* **What you need to do**: Repeat exactly the lines running from the first line of the data to the line containing "(I) to[loop right]", both ends included, and nothing else; drop the pictures.

= = = = =

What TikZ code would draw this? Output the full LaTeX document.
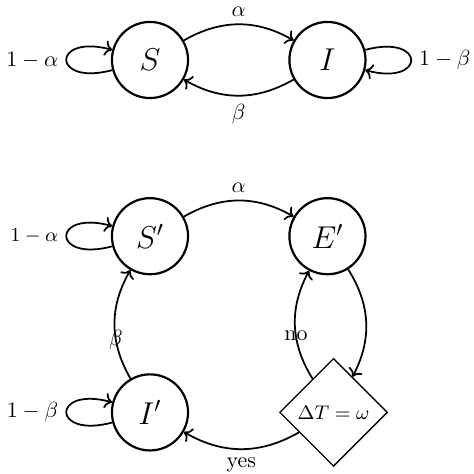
\documentclass[tikz,border=0pt]{standalone}
\usepackage{amsmath,amssymb}
\usetikzlibrary{positioning,shapes.geometric,arrows.meta}

\begin{document}
\begin{tikzpicture}[
    node distance=1.57cm and 1.59cm,
    compartment/.style={
        draw,
        circle,
        line width=1pt,
        minimum size=1.22cm,
        inner sep=0pt,
        font=\Large
    },
    check/.style={
        draw,
        diamond,
        semithick,
        minimum size=1.73cm,
        inner sep=0pt,
        font=\small
    },
    flow/.style={->, thick}
]
\useasboundingbox (0,0) rectangle (7.6,-7.6);

% two-state model
\node[compartment] (S) at (2.405,-0.962) {$S$};
\node[compartment, right=of S] (I) {$I$};

% model with delay check
\node[compartment, below=of S] (Sp) {$S'$};
\node[compartment, right=of Sp] (Ep) {$E'$};
\node[compartment, below=of Sp] (Ip) {$I'$};
\node[check, right=1.44cm of Ip] (dT) {$\Delta T=\omega$};

\draw[flow] (S) to[bend left=30] node[above] {$\alpha$} (I);
\draw[flow] (I) to[bend left=30] node[below] {$\beta$} (S);
\draw[flow] (S) to[loop left] node[left] {$1-\alpha$} (S);
\draw[flow] (I) to[loop right] node[right] {$1-\beta$} (I);

\draw[flow] (Sp) to[bend left=30] node[above] {$\alpha$} (Ep);
\draw[flow] (Ep) to[bend left=30] (dT);
\draw[flow] (dT) to[bend left=30] node[pos=0.4] {no} (Ep);
\draw[flow] (dT) to[bend left=30] node[below] {yes} (Ip);
\draw[flow] (Ip) to[bend left=30] node[pos=0.35] {$\beta$} (Sp);
\draw[flow] (Sp) to[loop left] node[left, font=\small] {$1-\alpha$} (Sp);
\draw[flow] (Ip) to[loop left] node[left] {$1-\beta$} (Ip);

\end{tikzpicture}
\end{document}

= = = = =

* **Written reply**:
What TikZ code would draw this? Output the full LaTeX document.
\documentclass[tikz,border=0pt]{standalone}
\usepackage{amsmath,amssymb}
\usetikzlibrary{positioning,shapes.geometric,arrows.meta}

\begin{document}
\begin{tikzpicture}[
    node distance=1.57cm and 1.59cm,
    compartment/.style={
        draw,
        circle,
        line width=1pt,
        minimum size=1.22cm,
        inner sep=0pt,
        font=\Large
    },
    check/.style={
        draw,
        diamond,
        semithick,
        minimum size=1.73cm,
        inner sep=0pt,
        font=\small
    },
    flow/.style={->, thick}
]
\useasboundingbox (0,0) rectangle (7.6,-7.6);

% two-state model
\node[compartment] (S) at (2.405,-0.962) {$S$};
\node[compartment, right=of S] (I) {$I$};

% model with delay check
\node[compartment, below=of S] (Sp) {$S'$};
\node[compartment, right=of Sp] (Ep) {$E'$};
\node[compartment, below=of Sp] (Ip) {$I'$};
\node[check, right=1.44cm of Ip] (dT) {$\Delta T=\omega$};

\draw[flow] (S) to[bend left=30] node[above] {$\alpha$} (I);
\draw[flow] (I) to[bend left=30] node[below] {$\beta$} (S);
\draw[flow] (S) to[loop left] node[left] {$1-\alpha$} (S);
\draw[flow] (I) to[loop right] node[right] {$1-\beta$} (I);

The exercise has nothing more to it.